Cape Town – The fact that South Africa’s GDP managed to expand 3.3% demonstrates what can be achieved when government, business and labour work together, said Jeff Radebe, minister in the presidency responsible for monitoring and planning on Thursday.

Briefing journalists on decisions taken at a cabinet meeting held on 14 September 2016, Radebe said Cabinet was encouraged by the growth in GDP in the second quarter of this year. “The 8.1% increase in manufacturing and 11.8% in mining and quarrying demonstrate the resilience of the economy in this tough economic environment.”


Cabinet’s comments came as economists, the South African Reserve Bank (Sarb) and the International Monetary Fund (IMF) have different views on South Africa’s growth prospects for the rest of the year.

Some economists cautioned although South Africa managed to avoid a technical recession in the second quarter of 2016, the prolonging drought, subdued household spending and confidence and the volatile rand could spell difficulty in the coming months and the jury is still out on whether South Africa will stave off a credit ratings downgrade in December.

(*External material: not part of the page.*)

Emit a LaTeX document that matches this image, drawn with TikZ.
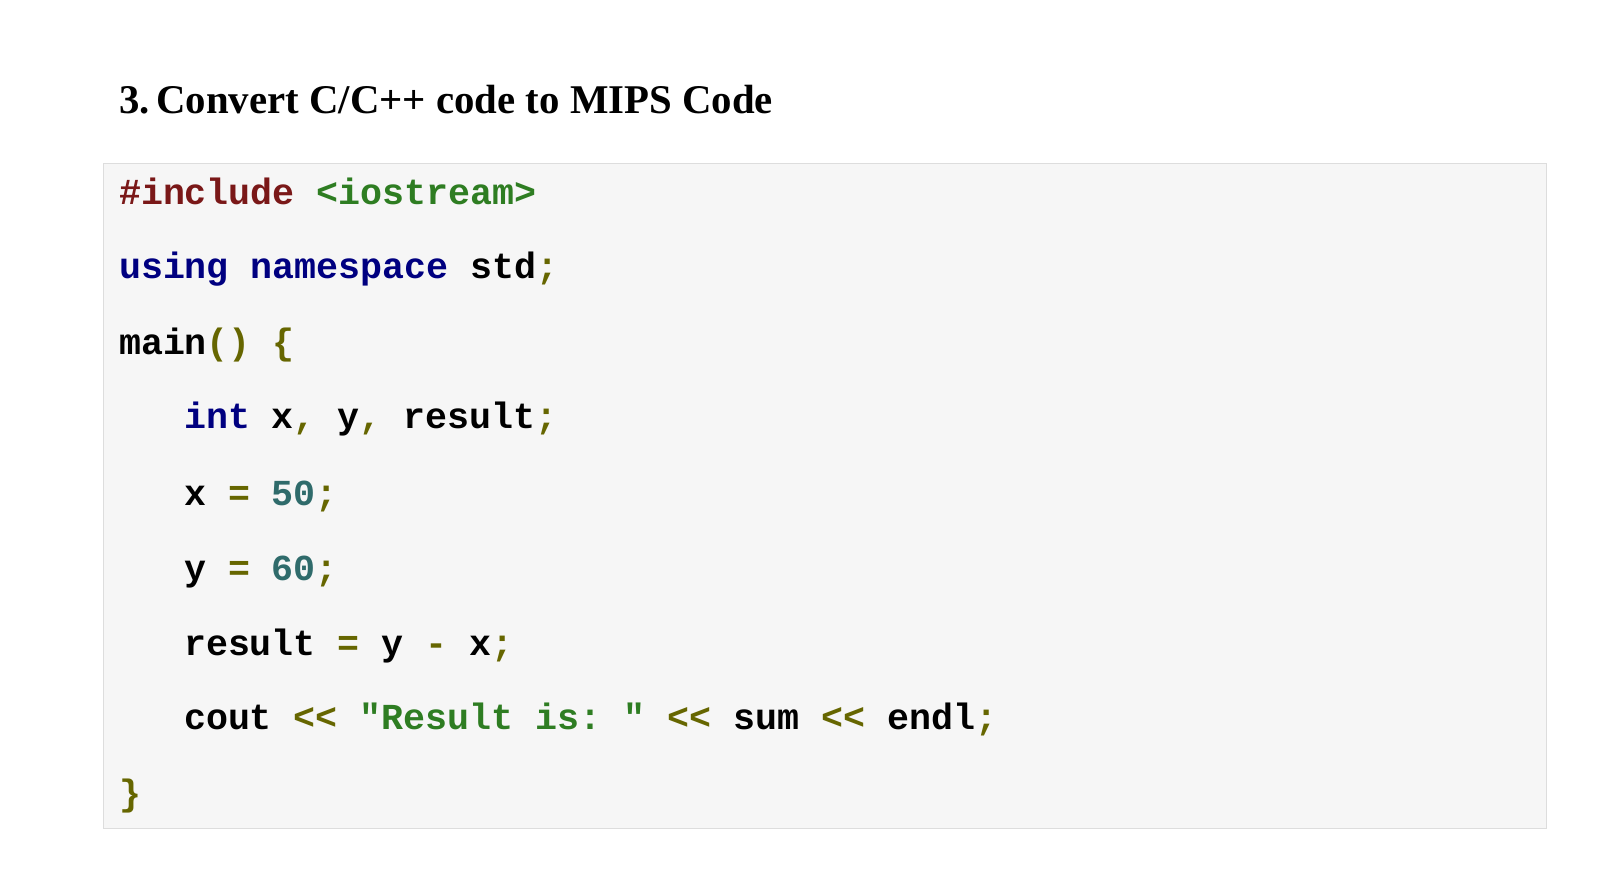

In July, the Sarb said it expects 0% growth in the South African economy during 2016 and the IMF projected only 0.1% growth for the year. Many economists are of the view that the outlook for the second half of this year is therefore not that positive and avoiding a ratings downgrade in December is therefore not a given.

President Jacob Zuma, however, is confident that South Africa is sending “positive signals” to investors and ratings agencies, following the 3.3% GDP growth in the second quarter.

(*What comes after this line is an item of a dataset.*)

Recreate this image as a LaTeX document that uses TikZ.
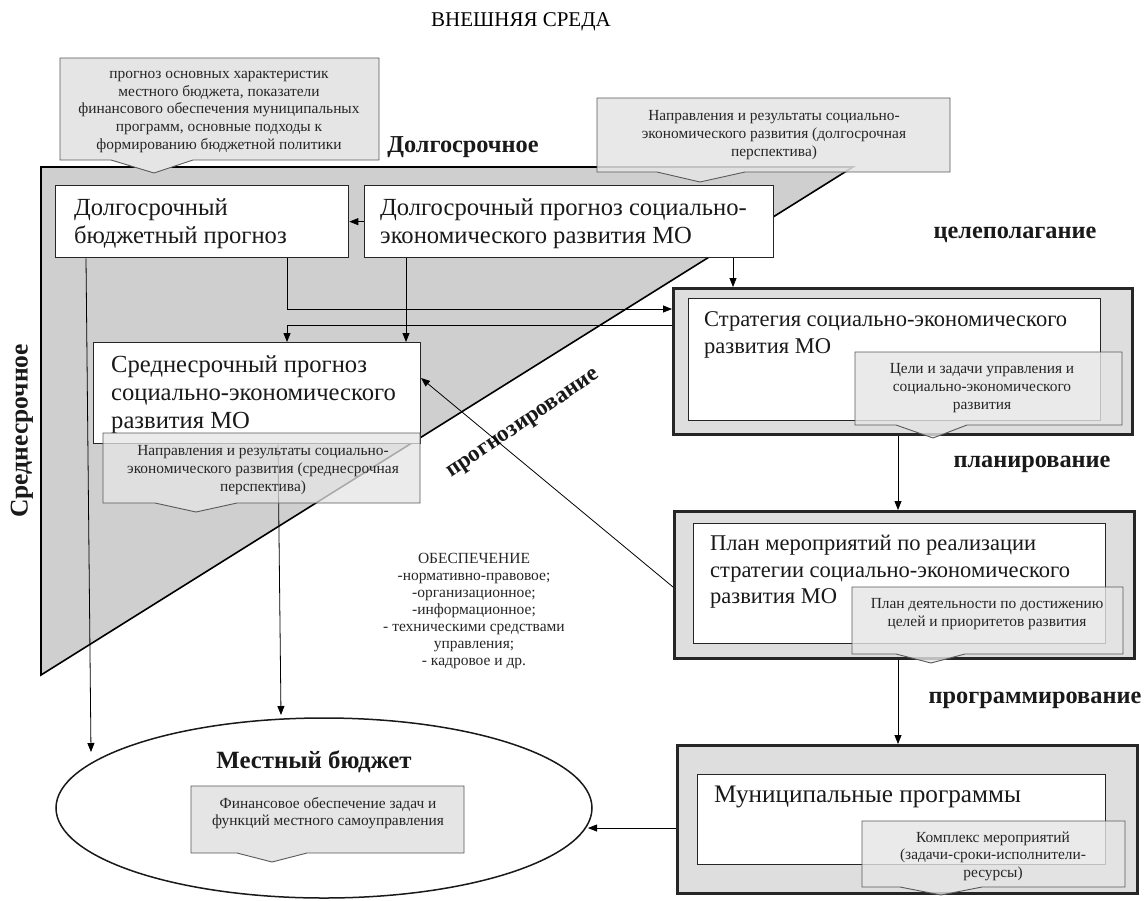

Addressing the National Assembly on Tuesday, he said government had “every reason to believe” the collective actions of government, labour and business will result in a better economic performance “in the next few months and years”.

“We are sending a good signal to investors and rating agencies,” Zuma said.

Bloomberg reported on Thursday National Treasury, the Johannesburg Stock Exchange and major banks will meet with investors in the US next month as rating companies prepare to review the nation’s creditworthiness.

The Treasury, the JSE, UBS Group, Old Mutual and Standard Bank Group “are leading a high-level government, business and labour delegation” to New York on October 4 and 5, the stock exchange’s Director of Marketing and Corporate Affairs Zeona Jacobs said in an emailed response to questions on Wednesday.

“The goal of the investor conference is to engage US-based investors making it clear that South Africa is open for business.”